Além da dupla incomum de anjo e demônio, temos os núcleos da “Gangue do Anticristo”, onde o jovem Adam Young (Sam Taylor Buck), sem saber de sua linhagem demoníaca, foi criado como uma criança normal e possui um grupo com mais três amigos; de Anathema Device (Adria Arjona), descendente de Agnes Nutter, cujas profecias se mostraram as mais justas e precisas de todos os tempos; e de Newt Pulsifer (Jack Whitehall), um jovem que aleatoriamente vai parar no Exército de Caça às Bruxas. Apesar de cada um ter seu momento no desenrolar do Juízo Final, nenhum desses grupos tem desenvolvimento – e tempo – suficientes para ter algum destaque na história. O grupo de amigos pouco interage, perdendo muito da construção deles – principalmente do Cão -, Newt é praticamente um espectador dentro da trama, e apenas Anathema, muito graças ao carisma da atriz, consegue ter alguma evidência. Se por um lado é interessante manter o foco em Aziraphale e Crowley, por outro isso acaba transformando o final que já é construído para ser anticlimático em algo ainda mais enfraquecido, já que não nos importamos tanto com a maioria desses personagens.

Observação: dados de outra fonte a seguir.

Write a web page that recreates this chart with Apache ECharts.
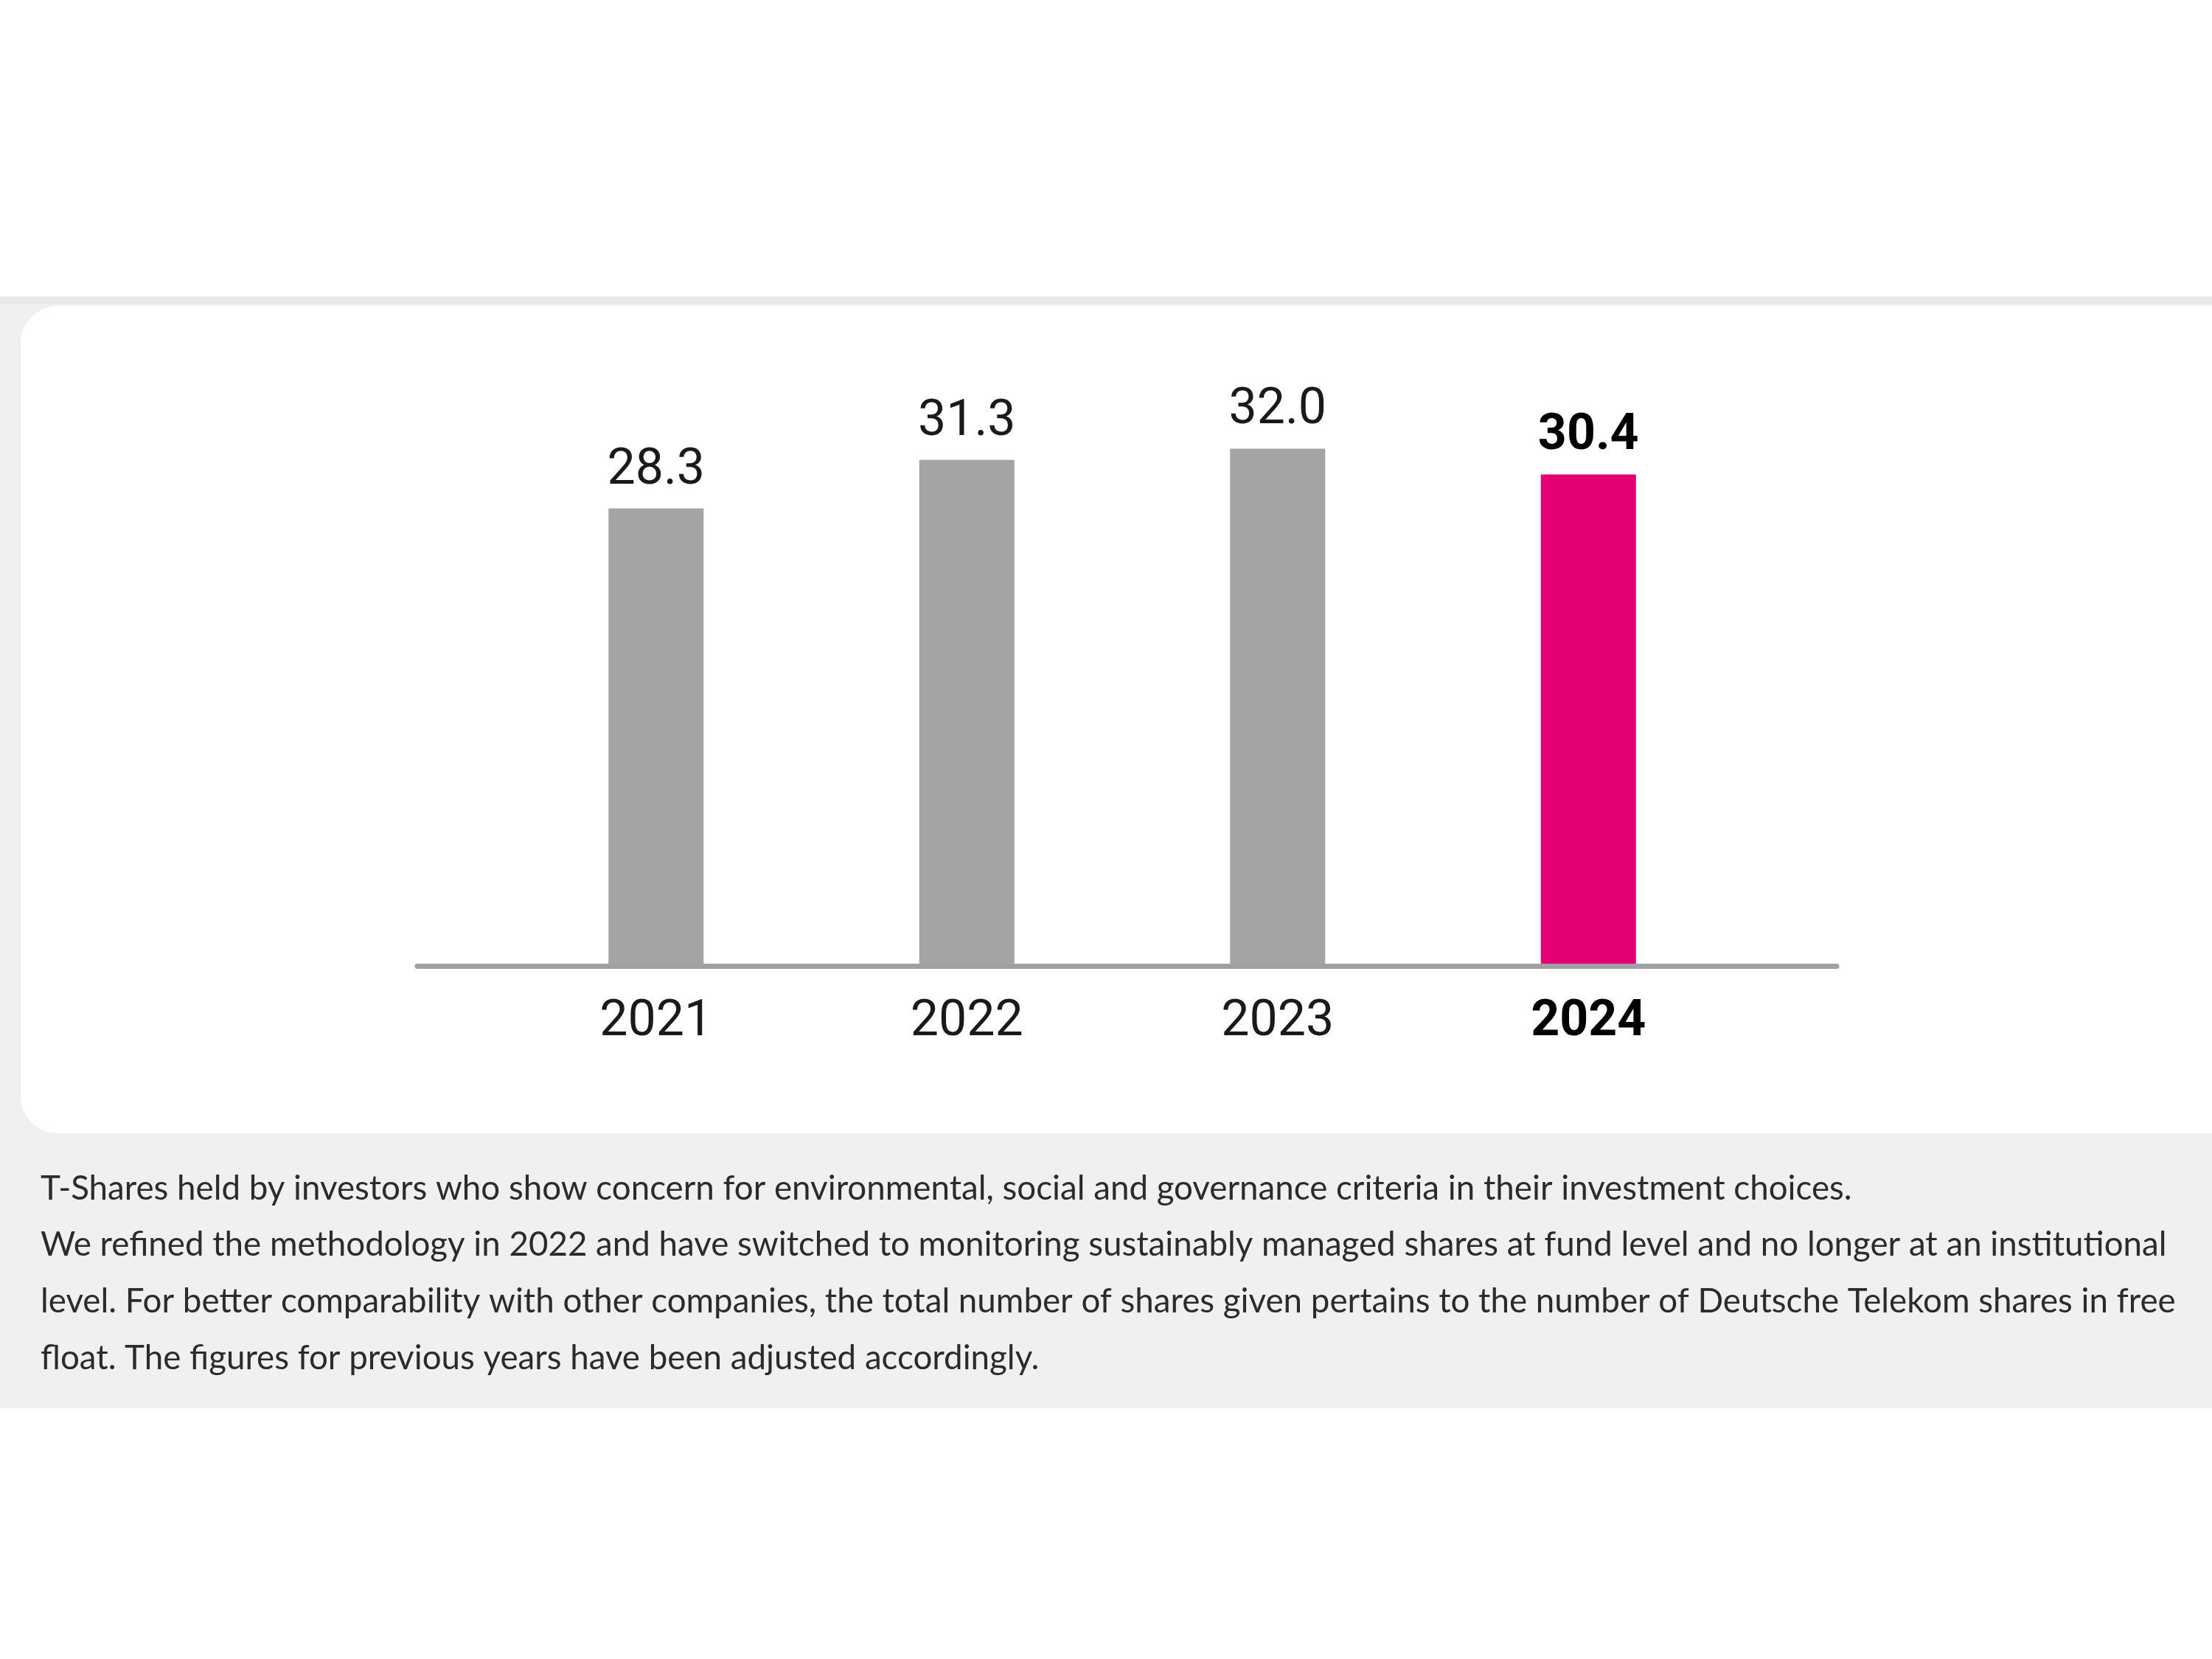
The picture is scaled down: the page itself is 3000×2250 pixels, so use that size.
<!DOCTYPE html>
<html>
<head>
<meta charset="utf-8">
<script src="https://cdn.jsdelivr.net/npm/echarts@6/dist/echarts.min.js"></script>
<style>
html,body{margin:0;padding:0;background:#ffffff;}
#chart{width:3000px;height:2250px;}
</style>
</head>
<body>
<div id="chart"></div>
<script>
var categories = ['2021', '2022', '2023', '2024'];
var values = [28.3, 31.3, 32.0, 30.4];
var highlightIndex = 3;
var captionLines = [
  'T-Shares held by investors who show concern for environmental, social and governance criteria in their investment choices.',
  'We refined the methodology in 2022 and have switched to monitoring sustainably managed shares at fund level and no longer at an institutional',
  'level. For better comparability with other companies, the total number of shares given pertains to the number of Deutsche Telekom shares in free',
  'float. The figures for previous years have been adjusted accordingly.'
];

var numFont = "Roboto, sans-serif";
var textFont = "Lato, 'Noto Sans', sans-serif";
var GRAY = '#a4a4a4';
var MAGENTA = '#e20074';

var chart = echarts.init(document.getElementById('chart'), null, {renderer: 'canvas'});

var barData = values.map(function (v, i) {
  return {
    value: v,
    itemStyle: {color: i === highlightIndex ? MAGENTA : GRAY},
    label: i === highlightIndex ? {fontWeight: 'bold', color: '#000000'} : {}
  };
});

var captionGraphics = captionLines.map(function (line, i) {
  return {
    type: 'text',
    z: -5,
    left: 55,
    top: 1589 + i * 76.7,
    style: {
      text: line,
      font: '45.7px ' + textFont,
      fill: '#2b2b2b'
    }
  };
});

var option = {
  animation: false,
  backgroundColor: '#ffffff',
  graphic: [
    {type: 'rect', z: -20, shape: {x: 0, y: 402, width: 3000, height: 1508}, style: {fill: '#f0f0f0'}},
    {type: 'rect', z: -19, shape: {x: 0, y: 402, width: 3000, height: 10}, style: {fill: '#e8e8e8'}},
    {type: 'rect', z: -18, shape: {x: 28, y: 415, width: 3020, height: 1122, r: 50}, style: {fill: '#ffffff'}}
  ].concat(captionGraphics),
  grid: [
    {left: 679, right: 635, top: 433, bottom: 940},
    {left: 566, right: 509, top: 433, bottom: 940}
  ],
  xAxis: [
    {
      type: 'category',
      gridIndex: 0,
      data: categories,
      axisLine: {show: false},
      axisTick: {show: false},
      axisLabel: {
        margin: 43,
        fontSize: 68,
        fontFamily: numFont,
        color: '#1a1a1a',
        formatter: function (v, i) {
          return i === highlightIndex ? '{b|' + v + '}' : v;
        },
        rich: {
          b: {fontSize: 68, fontFamily: numFont, fontWeight: 'bold', color: '#000000'}
        }
      }
    },
    {
      type: 'category',
      gridIndex: 1,
      data: [''],
      z: 5,
      axisLine: {show: true, lineStyle: {color: '#a0a0a0', width: 7}},
      axisTick: {show: false},
      axisLabel: {show: false}
    }
  ],
  yAxis: [
    {type: 'value', gridIndex: 0, min: 0, max: 40, show: false, splitLine: {show: false}},
    {type: 'value', gridIndex: 1, min: 0, max: 40, show: false, splitLine: {show: false}}
  ],
  series: [
    {
      type: 'bar',
      xAxisIndex: 0,
      yAxisIndex: 0,
      barWidth: 129,
      data: barData,
      label: {
        show: true,
        position: 'top',
        distance: 17,
        fontSize: 68,
        fontFamily: numFont,
        color: '#1a1a1a',
        formatter: function (p) { return p.value.toFixed(1); }
      }
    }
  ]
};

chart.setOption(option);
</script>
</body>
</html>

Mas isso de maneira alguma tira os méritos de “Good Omens”. Primeiro porque esse tipo de clímax funciona muito bem com o que foi construído – a menos, talvez, com os Cavaleiros do Apocalipse, que também mereciam mais desenvolvimento e acabaram vendo um fim muito “gratuito”. E também porque é preciso entender que quando uma obra é transposta de uma mídia para outra tão diferente quanto livros e telas, mudanças precisam ser tomadas. E aqui essas mudanças são pontuais e muito eficientes. Não vemos tentativas de esticar narrativas desnecessariamente, muito menos possíveis ganchos para uma nova temporada – esses são prontamente queimados. O que recebemos foi exatamente o que se esperava: uma série curta e fechada, capaz de trazer de volta os sentimentos da primeira leitura da obra original, assim como eficaz em abrir as portas desse mundo imaginado por Gaiman e Pratchett para os espectadores de primeira viagem. Se a missão era não errar, foi atendida com maestria.